4. Python Strings
Python Strings
Strings are one of the most fundamental data types in Python. A string is a sequence of characters — letters, numbers, spaces, punctuation — enclosed in quotes. Any time you work with text in Python, you are working with strings.
Python strings are immutable, which means once a string is created, it cannot be changed in place. Instead, string operations always create and return a new string. Understanding this behavior is critical to writing correct Python code.
Creating Strings
Strings can be created using single quotes, double quotes, or triple quotes. Triple-quoted strings are especially powerful because they can span multiple lines.
String Length
The built-in len() function returns the total number of characters in a string — including spaces, punctuation, and special characters. Every character counts.
The string "Hello, World!" has 13 characters: 5 + 1 (comma) + 1 (space) + 5 + 1 (exclamation) = 13.
String Indexing
Every character in a string has a position called an index. Python uses zero-based indexing, meaning the first character is at index 0, not 1. You access individual characters using square brackets.
Negative indexing lets you count from the end of the string. -1 is always the last character, -2 is second-to-last, and so on.
String Slicing
Slicing extracts a portion of a string. The syntax is string[start:end], where start is inclusive and end is exclusive (the character at end is not included).
String Methods
Python strings come with a rich library of built-in methods — functions you call on a string object using dot notation. Each method returns a new string without modifying the original.
String Concatenation
Concatenation means joining strings together. In Python, you use the + operator to concatenate strings. You can also use the * operator to repeat a string multiple times.

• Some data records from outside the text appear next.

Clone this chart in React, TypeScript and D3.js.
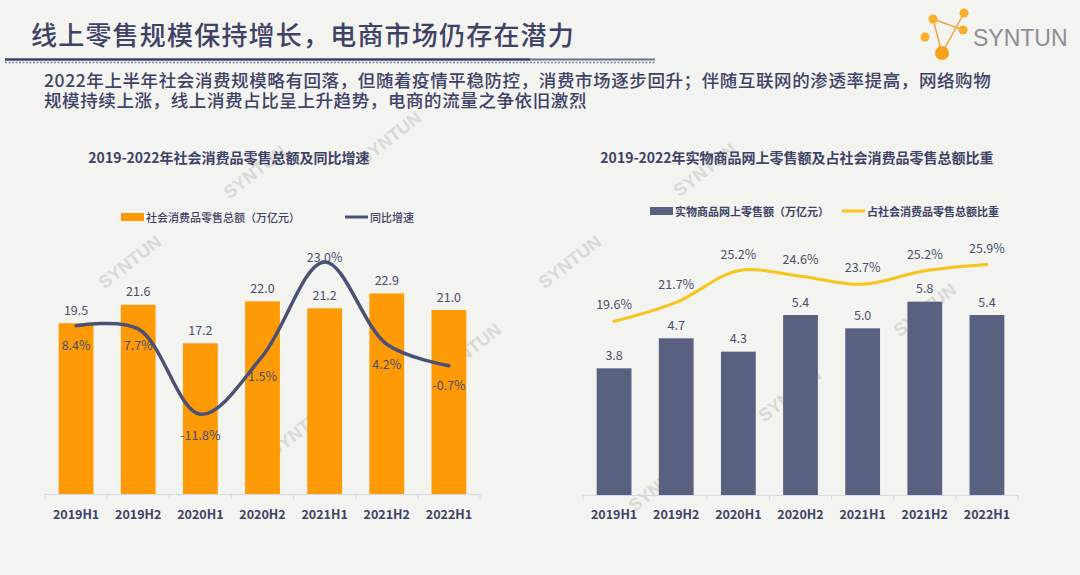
import React from "react";
import * as d3 from "d3";

const categories = ["2019H1", "2019H2", "2020H1", "2020H2", "2021H1", "2021H2", "2022H1"];
const retailTotal = [19.5, 21.6, 17.2, 22.0, 21.2, 22.9, 21.0];
const retailGrowth = [8.4, 7.7, -11.8, 1.5, 23.0, 4.2, -0.7];
const onlineSales = [3.8, 4.7, 4.3, 5.4, 5.0, 5.8, 5.4];
const onlineShare = [19.6, 21.7, 25.2, 24.6, 23.7, 25.2, 25.9];

const pageTitle = "线上零售规模保持增长，电商市场仍存在潜力";
const subtitleLines = [
  "2022年上半年社会消费规模略有回落，但随着疫情平稳防控，消费市场逐步回升；伴随互联网的渗透率提高，网络购物",
  "规模持续上涨，线上消费占比呈上升趋势，电商的流量之争依旧激烈",
];
const leftTitle = "2019-2022年社会消费品零售总额及同比增速";
const rightTitle = "2019-2022年实物商品网上零售额及占社会消费品零售总额比重";
const leftLegend = ["社会消费品零售总额（万亿元）", "同比增速"];
const rightLegend = ["实物商品网上零售额（万亿元）", "占社会消费品零售总额比重"];

const FONT = "'Noto Sans CJK SC', 'Noto Sans', sans-serif";
const NAVY = "#3d4266";
const ORANGE = "#fe9a05";
const SLATE = "#5a607f";
const YELLOW = "#f8c51c";
const LINE_DARK = "#4b5175";
const BG = "#f3f3ef";

const watermarks = [
  [255, 172], [130, 262], [300, 430], [570, 262], [705, 170], [790, 395],
  [925, 310], [660, 485], [470, 350], [390, 138],
];

function Chart(props: {
  x0: number; x1: number; baseline: number; top: number;
  bars: number[]; barDomain: [number, number]; barColor: string;
  line: number[]; lineDomain: [number, number]; lineColor: string; lineWidth: number;
  lineLabelOffsets: number[];
  title: string; titleX: number;
  legend: string[]; legendY: number; legendX: [number, number]; legendWeight: number;
}) {
  const x = d3.scaleBand<string>().domain(categories).range([props.x0, props.x1]).paddingInner(0.44).paddingOuter(0.22);
  const band = d3.scaleBand<string>().domain(categories).range([props.x0, props.x1]);
  const yb = d3.scaleLinear().domain(props.barDomain).range([props.baseline, props.top]);
  const yl = d3.scaleLinear().domain(props.lineDomain).range([props.baseline, props.top]);
  const cx = (c: string) => (band(c) as number) + band.bandwidth() / 2;
  const lineGen = d3.line<number>()
    .x((_, i) => cx(categories[i]))
    .y((d) => yl(d))
    .curve(d3.curveCatmullRom.alpha(0.5));
  const boundaries = d3.range(categories.length + 1).map((i) => props.x0 + i * band.step());
  const [lx1, lx2] = props.legendX;
  return (
    <g>
      <text x={props.titleX} y={157} textAnchor="middle" dominantBaseline="central"
        fontFamily={FONT} fontSize={14} fontWeight={700} fill={NAVY}>{props.title}</text>
      {/* legend */}
      <rect x={lx1} y={props.legendY - 4} width={23} height={8} fill={props.barColor} />
      <text x={lx1 + 25} y={props.legendY} dominantBaseline="central" fontFamily={FONT}
        fontSize={11} fontWeight={props.legendWeight} fill={NAVY}>{props.legend[0]}</text>
      <line x1={lx2} x2={lx2 + 23} y1={props.legendY} y2={props.legendY} stroke={props.lineColor} strokeWidth={3} />
      <text x={lx2 + 25} y={props.legendY} dominantBaseline="central" fontFamily={FONT}
        fontSize={11} fontWeight={props.legendWeight} fill={NAVY}>{props.legend[1]}</text>
      {/* bars */}
      {props.bars.map((v, i) => (
        <rect key={"b" + i} x={x(categories[i])} y={yb(v)} width={x.bandwidth()}
          height={props.baseline - yb(v)} fill={props.barColor} />
      ))}
      {props.bars.map((v, i) => (
        <text key={"bl" + i} x={cx(categories[i])} y={yb(v) - 14} textAnchor="middle"
          dominantBaseline="central" fontFamily={FONT} fontSize={12.5} fill="#4a4f6e">{v.toFixed(1)}</text>
      ))}
      {/* axis */}
      <line x1={props.x0} x2={props.x1} y1={props.baseline + 0.5} y2={props.baseline + 0.5} stroke="#d6d8e4" strokeWidth={1.2} />
      {boundaries.map((bx, i) => (
        <line key={"t" + i} x1={bx} x2={bx} y1={props.baseline} y2={props.baseline + 5} stroke="#d6d8e4" strokeWidth={1} />
      ))}
      {categories.map((c) => (
        <text key={c} x={cx(c)} y={513} textAnchor="middle" dominantBaseline="central"
          fontFamily={FONT} fontSize={12.5} fontWeight={700} fill={NAVY}>{c}</text>
      ))}
      {/* line */}
      <path d={lineGen(props.line) || ""} fill="none" stroke={props.lineColor} strokeWidth={props.lineWidth} strokeLinecap="round" />
      {props.line.map((v, i) => (
        <text key={"ll" + i} x={cx(categories[i])} y={yl(v) + props.lineLabelOffsets[i]} textAnchor="middle"
          dominantBaseline="central" fontFamily={FONT} fontSize={12.5} fill="#4a4f6e">{v.toFixed(1) + "%"}</text>
      ))}
    </g>
  );
}

function Logo() {
  const nodes: [number, number, number][] = [[933, 19, 4.5], [964, 13, 4.5], [963, 30, 4.5], [925, 37, 4.5], [942, 53, 7]];
  return (
    <g>
      <line x1={933} y1={19} x2={963} y2={30} stroke="#f2a640" strokeWidth={1.5} />
      <line x1={964} y1={13} x2={942} y2={53} stroke="#f2a640" strokeWidth={1.5} />
      <line x1={933} y1={19} x2={942} y2={53} stroke="#f2a640" strokeWidth={1.5} />
      {nodes.map((n, i) => (
        <circle key={i} cx={n[0]} cy={n[1]} r={n[2]} fill={i === 4 ? "#f7a21b" : "#f9ae2a"} />
      ))}
      <text x={973} y={38} dominantBaseline="central" fontFamily="'Liberation Sans', Arial, sans-serif"
        fontSize={23} fill="#8c8e98">SYNTUN</text>
    </g>
  );
}

export default function App() {
  return (
    <svg width={1080} height={575} style={{ position: "absolute", left: 0, top: 0, display: "block" }}>
      <rect x={0} y={0} width={1080} height={575} fill={BG} />
      {watermarks.map((w, i) => (
        <text key={"w" + i} x={w[0]} y={w[1]} textAnchor="middle" dominantBaseline="central"
          transform={`rotate(-38 ${w[0]} ${w[1]})`} fontFamily="'Liberation Sans', Arial, sans-serif"
          fontSize={18} fontWeight={700} fill="#d9d9d6">SYNTUN</text>
      ))}
      <text x={31} y={33} dominantBaseline="central" fontFamily={FONT} fontSize={26} fontWeight={500}
        letterSpacing={1.2} fill={NAVY}>{pageTitle}</text>
      <line x1={5} x2={530} y1={59.5} y2={59.5} stroke={NAVY} strokeWidth={2.5} />
      <line x1={5} x2={655} y1={62.5} y2={62.5} stroke="#7e84a8" strokeWidth={1.5} strokeDasharray="2,1.5" />
      <line x1={530} x2={655} y1={59.5} y2={59.5} stroke="#6a7096" strokeWidth={2} />
      <text fontFamily={FONT} fontSize={17.5} fontWeight={500} letterSpacing={0.6} fill={NAVY}>
        {subtitleLines.map((s, i) => (
          <tspan key={"s" + i} x={44} y={87 + i * 20}>{s}</tspan>
        ))}
      </text>
      <Logo />
      <Chart x0={45} x1={480} baseline={494} top={240}
        bars={retailTotal} barDomain={[0, 29]} barColor={ORANGE}
        line={retailGrowth} lineDomain={[-30, 28]} lineColor={LINE_DARK} lineWidth={3.5}
        lineLabelOffsets={[19, 16, 20, 19, -5, 19, 19]}
        title={leftTitle} titleX={229}
        legend={leftLegend} legendY={217} legendX={[121, 345]} legendWeight={500} />
      <Chart x0={583} x1={1018} baseline={495} top={240}
        bars={onlineSales} barDomain={[0, 7.65]} barColor={SLATE}
        line={onlineShare} lineDomain={[0.4, 28.6]} lineColor={YELLOW} lineWidth={3}
        lineLabelOffsets={[-18, -19, -17, -18, -18, -17, -17]}
        title={rightTitle} titleX={797}
        legend={rightLegend} legendY={211} legendX={[650, 842]} legendWeight={700} />
    </svg>
  );
}
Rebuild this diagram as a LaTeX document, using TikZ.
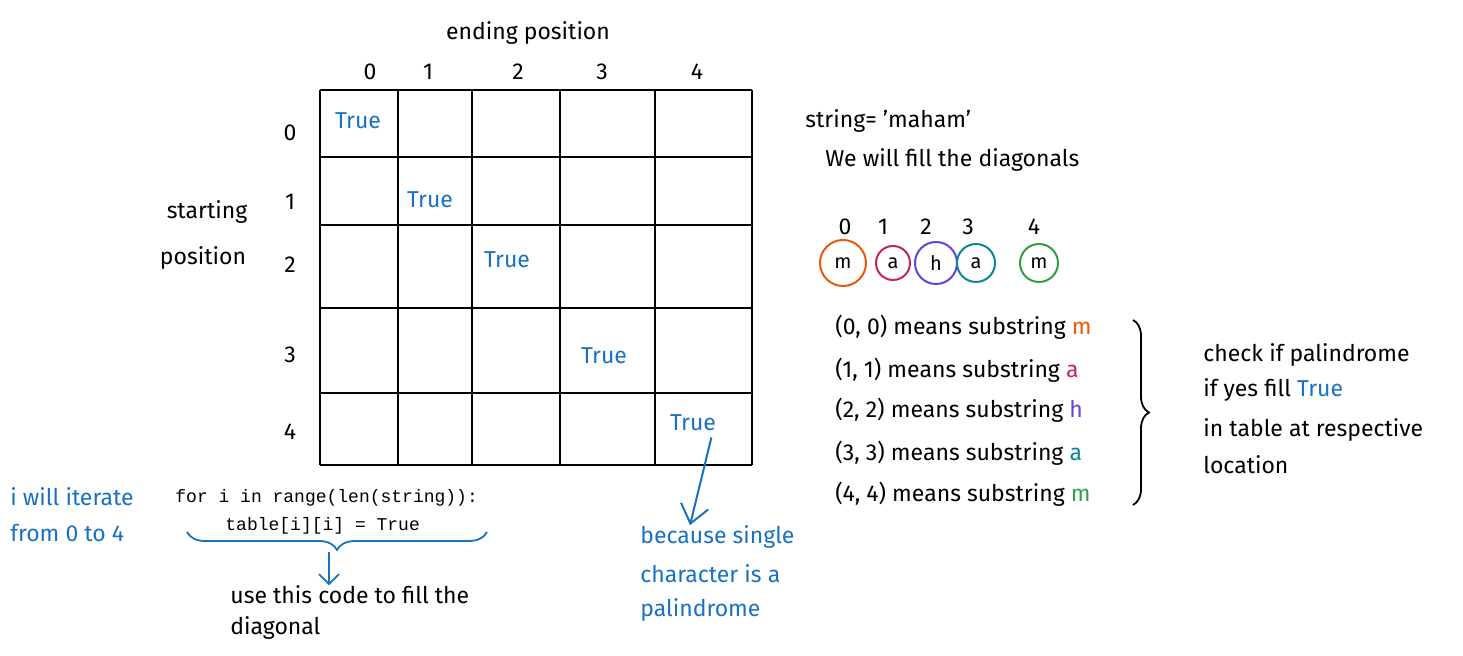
\documentclass[tikz,border=0pt]{standalone}
\usepackage{fontspec}
\setmainfont{Fira Sans}
\newfontfamily\codefont{Liberation Mono}
\usetikzlibrary{decorations.pathreplacing,arrows.meta}
\definecolor{hblue}{HTML}{1971C2}
\definecolor{corange}{HTML}{E8590C}
\definecolor{cred}{HTML}{C2255C}
\definecolor{cpurple}{HTML}{6741D9}
\definecolor{cteal}{HTML}{0C8599}
\definecolor{cgreen}{HTML}{2F9E44}
\begin{document}
\begin{tikzpicture}[x=0.5pt,y=-0.5pt,
  txt/.style={font=\fontsize{11.5}{13}\selectfont,inner sep=0pt},
  btxt/.style={txt,text=hblue},
  ltxt/.style={txt,anchor=west},
  lbtxt/.style={btxt,anchor=west},
  code/.style={font=\codefont\fontsize{9}{11}\selectfont,anchor=west,inner sep=0pt},
  gridline/.style={line width=0.9pt},
  ch/.style={circle,draw,line width=1pt,inner sep=0pt,font=\fontsize{10}{12}\selectfont}]
\useasboundingbox (0,0) rectangle (1463,656);
% grid
\foreach \x in {320,398,472,560,655,752} \draw[gridline] (\x,90) -- (\x,465);
\foreach \y in {90,157,225,308,393,465} \draw[gridline] (320,\y) -- (752,\y);
\node[txt] (ep) at (528,33) {ending position};
\foreach \x/\t in {370/0,428/1,518/2,602/3,697/4} \node[txt] at (\x,72) {\t};
\foreach \y/\t in {133/0,202/1,265/2,355/3,432/4} \node[txt] at (290,\y) {\t};
\node[txt] (sp1) at (207,212) {starting};
\node[txt] (sp2) at (203,258) {position};
\node[btxt] (t0) at (358,121) {True};
\node[btxt] (t1) at (430,200) {True};
\node[btxt] (t2) at (507,260) {True};
\node[btxt] (t3) at (604,356) {True};
\node[btxt] (t4) at (693,423) {True};
% right side
\node[ltxt] (str) at (805,121) {string= \char"0027maham\char"0027};
\node[ltxt] (fill) at (825,160) {We will fill the diagonals};
\foreach \x/\t in {845/0,883/1,926/2,968/3,1034/4} \node[txt] at (\x,227) {\t};
\node[ch,draw=corange,minimum size=46*0.5pt] (c0) at (843,263) {m};
\node[ch,draw=cred,minimum size=34*0.5pt] (c1) at (893,263) {a};
\node[ch,draw=cpurple,minimum size=42*0.5pt] (c2) at (936,263) {h};
\node[ch,draw=cteal,minimum size=38*0.5pt] (c3) at (976,263) {a};
\node[ch,draw=cgreen,minimum size=38*0.5pt] (c4) at (1039,263) {m};
\node[ltxt] (m0) at (835,327) {(0, 0) means substring \textcolor{corange}{m}};
\node[ltxt] (m1) at (835,370) {(1, 1) means substring \textcolor{cred}{a}};
\node[ltxt] (m2) at (835,410) {(2, 2) means substring \textcolor{cpurple}{h}};
\node[ltxt] (m3) at (835,453) {(3, 3) means substring \textcolor{cteal}{a}};
\node[ltxt] (m4) at (835,494) {(4, 4) means substring \textcolor{cgreen}{m}};
\coordinate (b1) at (1133,320);
\coordinate (b2) at (1133,505);
\draw[line width=0.9pt,decorate,decoration={brace,amplitude=8pt}] (b1) -- (b2);
\node[ltxt] (k1) at (1203,355) {check if palindrome};
\node[ltxt] (k2) at (1203,390) {if yes fill \textcolor{hblue}{True}};
\node[ltxt] (k3) at (1203,430) {in table at respective};
\node[ltxt] (k4) at (1203,465) {location};
% code
\node[code] (cd1) at (175,498) {for i in range(len(string)):};
\node[code] (cd2) at (225,526) {table[i][i] = True};
\node[lbtxt] (it1) at (10,497) {i will iterate};
\node[lbtxt] (it2) at (10,533) {from 0 to 4};
\coordinate (cb1) at (487,532);
\coordinate (cb2) at (187,532);
\draw[hblue,line width=0.9pt,decorate,decoration={brace,amplitude=9pt}] (cb1) -- (cb2);
\coordinate (cbm) at (329,552);
\node[ltxt] (u1) at (230,595) {use this code to fill the};
\node[ltxt] (u2) at (230,628) {diagonal};
\draw[hblue,line width=0.9pt,-{Straight Barb[length=5pt]}] (cbm) -- (u1.north -| cbm);
% because
\node[lbtxt] (bc1) at (640,537) {because single};
\node[lbtxt] (bc2) at (640,574) {character is a};
\node[lbtxt] (bc3) at (640,610) {palindrome};
\draw[hblue,line width=1pt,-{Straight Barb[length=9pt,width=14pt]}] (t4.south east) ++(-5,6) -- (bc1.north -| 690,0);
\end{tikzpicture}
\end{document}
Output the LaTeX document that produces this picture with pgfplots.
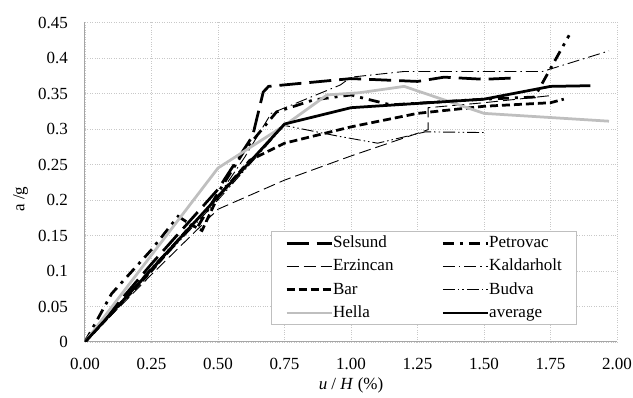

F-Strings (String Formatting)
F-strings (formatted string literals) are the modern, preferred way to embed variables directly inside strings. Place the letter f before the opening quote, then wrap any variable or expression in curly braces { } inside the string.
Checking String Content
Python provides two powerful keywords — in and not in — to check whether a substring exists inside a larger string. This returns a boolean: True or False.